Research, then outreach (1975­–1980)

The foundation turned over the new 52,000-square-foot Freshwater Biological Institute (renamed the Gray Institute for Freshwater Biology in 1978 and the Gray Freshwater Center in 1995) to the University of Minnesota in 1976. Dedicated to improving understanding of freshwater biology, the institute conducted multidisciplinary research, trained scientists, provided laboratory space for visiting scientists and maintained a freshwater library.

Research carried out at the Institute was both wide and deep. Projects back then investigated nitrogen fixation, lignin degradation, connections between asbestos and cancer, strategies for controlling algae, bacteria that eat motorboat oil, and more. In the late 1970s and early 1980s the foundation also had a major focus on research aimed at combating Dutch elm disease, which was destroying elm trees across the U.S. at the time.

Despite the primary emphasis on research in these years, the foundation also advanced the cause of freshwater through outreach and education. After Twin Cities meteorologist Bruce Watson proposed sharing weather records with the public, for example, Gray rounded up funding to publish a weather almanac in 1975.

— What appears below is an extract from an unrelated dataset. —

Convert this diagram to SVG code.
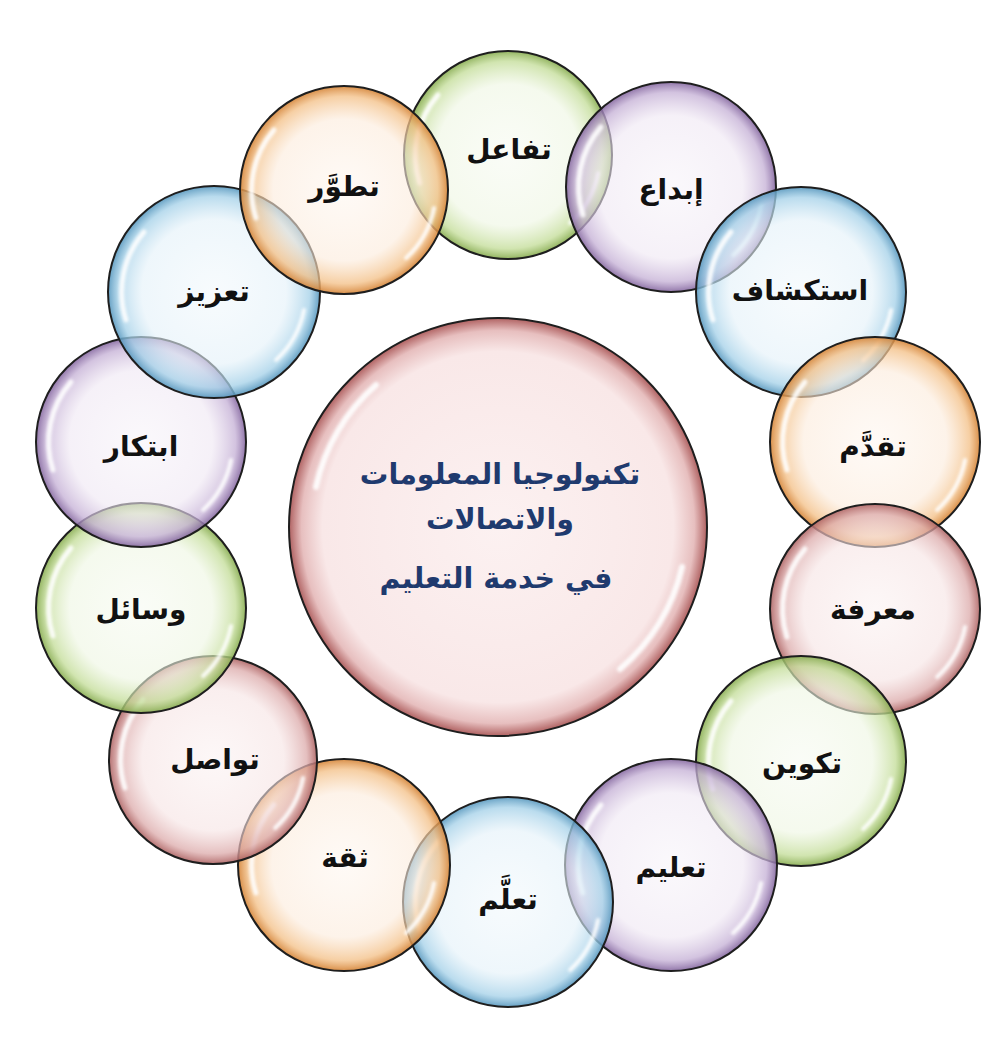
<svg xmlns="http://www.w3.org/2000/svg" xmlns:xlink="http://www.w3.org/1999/xlink" width="998" height="1059" viewBox="0 0 998 1059">
<style>
.bub{stroke:#1e1e1e;stroke-width:2}
.lbl{font-family:"DejaVu Sans",sans-serif;font-weight:bold;font-size:28px;fill:#111;text-anchor:middle}
.ctr{font-family:"DejaVu Sans",sans-serif;font-weight:bold;font-size:28.5px;fill:#1f3a6e;text-anchor:middle}
</style>
<defs>
<filter id="blur" x="-20%" y="-20%" width="140%" height="140%"><feGaussianBlur stdDeviation="1.8"/></filter>
<radialGradient id="gGreen" cx="50%" cy="50%" r="50%">
<stop offset="0" stop-color="#f6faf0" stop-opacity="0.55"/>
<stop offset="0.68" stop-color="#eef6e2" stop-opacity="0.6"/>
<stop offset="0.9" stop-color="#c2dc96" stop-opacity="0.75"/>
<stop offset="1" stop-color="#86ab4e" stop-opacity="0.9"/>
</radialGradient>
<radialGradient id="gPurple" cx="50%" cy="50%" r="50%">
<stop offset="0" stop-color="#f7f3f9" stop-opacity="0.55"/>
<stop offset="0.68" stop-color="#efe7f3" stop-opacity="0.6"/>
<stop offset="0.9" stop-color="#c4afd5" stop-opacity="0.75"/>
<stop offset="1" stop-color="#84669f" stop-opacity="0.9"/>
</radialGradient>
<radialGradient id="gBlue" cx="50%" cy="50%" r="50%">
<stop offset="0" stop-color="#f1f8fc" stop-opacity="0.55"/>
<stop offset="0.68" stop-color="#e3f1f9" stop-opacity="0.6"/>
<stop offset="0.9" stop-color="#a3d0e8" stop-opacity="0.75"/>
<stop offset="1" stop-color="#5596bd" stop-opacity="0.9"/>
</radialGradient>
<radialGradient id="gOrange" cx="50%" cy="50%" r="50%">
<stop offset="0" stop-color="#fef6ef" stop-opacity="0.55"/>
<stop offset="0.68" stop-color="#fcebdb" stop-opacity="0.6"/>
<stop offset="0.9" stop-color="#f3bf85" stop-opacity="0.75"/>
<stop offset="1" stop-color="#d48234" stop-opacity="0.9"/>
</radialGradient>
<radialGradient id="gRed" cx="50%" cy="50%" r="50%">
<stop offset="0" stop-color="#fbf1f1" stop-opacity="0.55"/>
<stop offset="0.68" stop-color="#f6e3e3" stop-opacity="0.6"/>
<stop offset="0.9" stop-color="#dcaaaa" stop-opacity="0.75"/>
<stop offset="1" stop-color="#ad6262" stop-opacity="0.9"/>
</radialGradient>
<radialGradient id="gCenter" cx="50%" cy="50%" r="50%">
<stop offset="0" stop-color="#fcf1f1"/>
<stop offset="0.84" stop-color="#f9e8e8"/>
<stop offset="0.94" stop-color="#e7bfbf"/>
<stop offset="1" stop-color="#b06262"/>
</radialGradient>
<g id="glint" fill="none" stroke="#ffffff" stroke-linecap="round" filter="url(#blur)" opacity="0.9">
<path d="M -88 28 A 92 92 0 0 1 -70 -60" stroke-width="5"/>
<path d="M 90 18 A 92 92 0 0 1 62 68" stroke-width="4"/>
</g>
<g id="glintBig" fill="none" stroke="#ffffff" stroke-linecap="round" filter="url(#blur)" opacity="0.9">
<path d="M -182 -40 A 188 188 0 0 1 -122 -142" stroke-width="6"/>
<path d="M 184 40 A 188 188 0 0 1 122 142" stroke-width="6"/>
</g>
</defs>
<rect width="998" height="1059" fill="#ffffff"/>
<g id="connectors"/>
<g id="n-center">
<circle class="bub" cx="498" cy="527" r="209" fill="url(#gCenter)"/>
<use xlink:href="#glintBig" x="498" y="527"/>
<text class="ctr" x="500" y="484">تكنولوجيا المعلومات</text>
<text class="ctr" x="500" y="529">والاتصالات</text>
<text class="ctr" x="496" y="588">في خدمة التعليم</text>
</g>
<g id="n-tafaul">
<circle class="bub" cx="508" cy="155" r="104" fill="url(#gGreen)"/>
<use xlink:href="#glint" x="508" y="155"/>
<text class="lbl" x="509" y="159">تفاعل</text>
</g>
<g id="n-ibda">
<circle class="bub" cx="671" cy="187" r="105" fill="url(#gPurple)"/>
<use xlink:href="#glint" x="671" y="187"/>
<text class="lbl" x="671" y="199">إبداع</text>
</g>
<g id="n-istikshaf">
<circle class="bub" cx="801" cy="292" r="105" fill="url(#gBlue)"/>
<use xlink:href="#glint" x="801" y="292"/>
<text class="lbl" x="800" y="300">استكشاف</text>
</g>
<g id="n-taqaddum">
<circle class="bub" cx="875" cy="442" r="105" fill="url(#gOrange)"/>
<use xlink:href="#glint" x="875" y="442"/>
<text class="lbl" x="873" y="456">تقدَّم</text>
</g>
<g id="n-maarifa">
<circle class="bub" cx="875" cy="609" r="105" fill="url(#gRed)"/>
<use xlink:href="#glint" x="875" y="609"/>
<text class="lbl" x="873" y="619">معرفة</text>
</g>
<g id="n-takwin">
<circle class="bub" cx="801" cy="761" r="105" fill="url(#gGreen)"/>
<use xlink:href="#glint" x="801" y="761"/>
<text class="lbl" x="802" y="773">تكوين</text>
</g>
<g id="n-talim">
<circle class="bub" cx="671" cy="865" r="106" fill="url(#gPurple)"/>
<use xlink:href="#glint" x="671" y="865"/>
<text class="lbl" x="671" y="877">تعليم</text>
</g>
<g id="n-taallum">
<circle class="bub" cx="508" cy="902" r="105" fill="url(#gBlue)"/>
<use xlink:href="#glint" x="508" y="902"/>
<text class="lbl" x="508" y="909">تعلَّم</text>
</g>
<g id="n-thiqa">
<circle class="bub" cx="344" cy="865" r="106" fill="url(#gOrange)"/>
<use xlink:href="#glint" x="344" y="865"/>
<text class="lbl" x="345" y="867">ثقة</text>
</g>
<g id="n-tawasul">
<circle class="bub" cx="213" cy="760" r="104" fill="url(#gRed)"/>
<use xlink:href="#glint" x="213" y="760"/>
<text class="lbl" x="215" y="769">تواصل</text>
</g>
<g id="n-wasail">
<circle class="bub" cx="141" cy="608" r="105" fill="url(#gGreen)"/>
<use xlink:href="#glint" x="141" y="608"/>
<text class="lbl" x="141" y="619">وسائل</text>
</g>
<g id="n-ibtikar">
<circle class="bub" cx="141" cy="442" r="105" fill="url(#gPurple)"/>
<use xlink:href="#glint" x="141" y="442"/>
<text class="lbl" x="141" y="456">ابتكار</text>
</g>
<g id="n-taziz">
<circle class="bub" cx="214" cy="292" r="106" fill="url(#gBlue)"/>
<use xlink:href="#glint" x="214" y="292"/>
<text class="lbl" x="214" y="301">تعزيز</text>
</g>
<g id="n-tatawwur">
<circle class="bub" cx="344" cy="190" r="104" fill="url(#gOrange)"/>
<use xlink:href="#glint" x="344" y="190"/>
<text class="lbl" x="344" y="196">تطوَّر</text>
</g>
</svg>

Two years later, publication of the first issue of the Journal of Freshwater marked the beginning of refocus for the foundation. Recognizing that the purposes of many of the original articles of incorporation had been fulfilled, the board had adopted a new set of articles that not only continued to support Freshwater and freshwater research globally, but also included sharing scientific information with the public. The organization also stepped up efforts to connect the public, academic, political and business sectors to work together in freshwater’s favor.

Acting on this evolving mandate, Freshwater co-sponsored its first international conference, “Water: Our Delicate Life Membrane,” in the late 1970s. The weather almanac gave rise to the now-famous Weatherguide calendar, reaching thousands — and eventually millions — of Minnesotans with its overarching message that we are among, and a part of, the constellations and natural cycles the Weatherguide brilliantly showcases.

In December 1978 the foundation established the Freshwater Society as a membership arm and anchor for the growing focus on connecting the public with science. The following year we held a Year of Water Awareness, convening state agencies and organizations around the common goal of freshwater stewardship.

As the decade turned, the institute, foundation and society were in growth mode, with funds from society membership used to support research at the institute. Diverse though their individual efforts were, all three shared Gray’s original goal of keeping freshwater useable.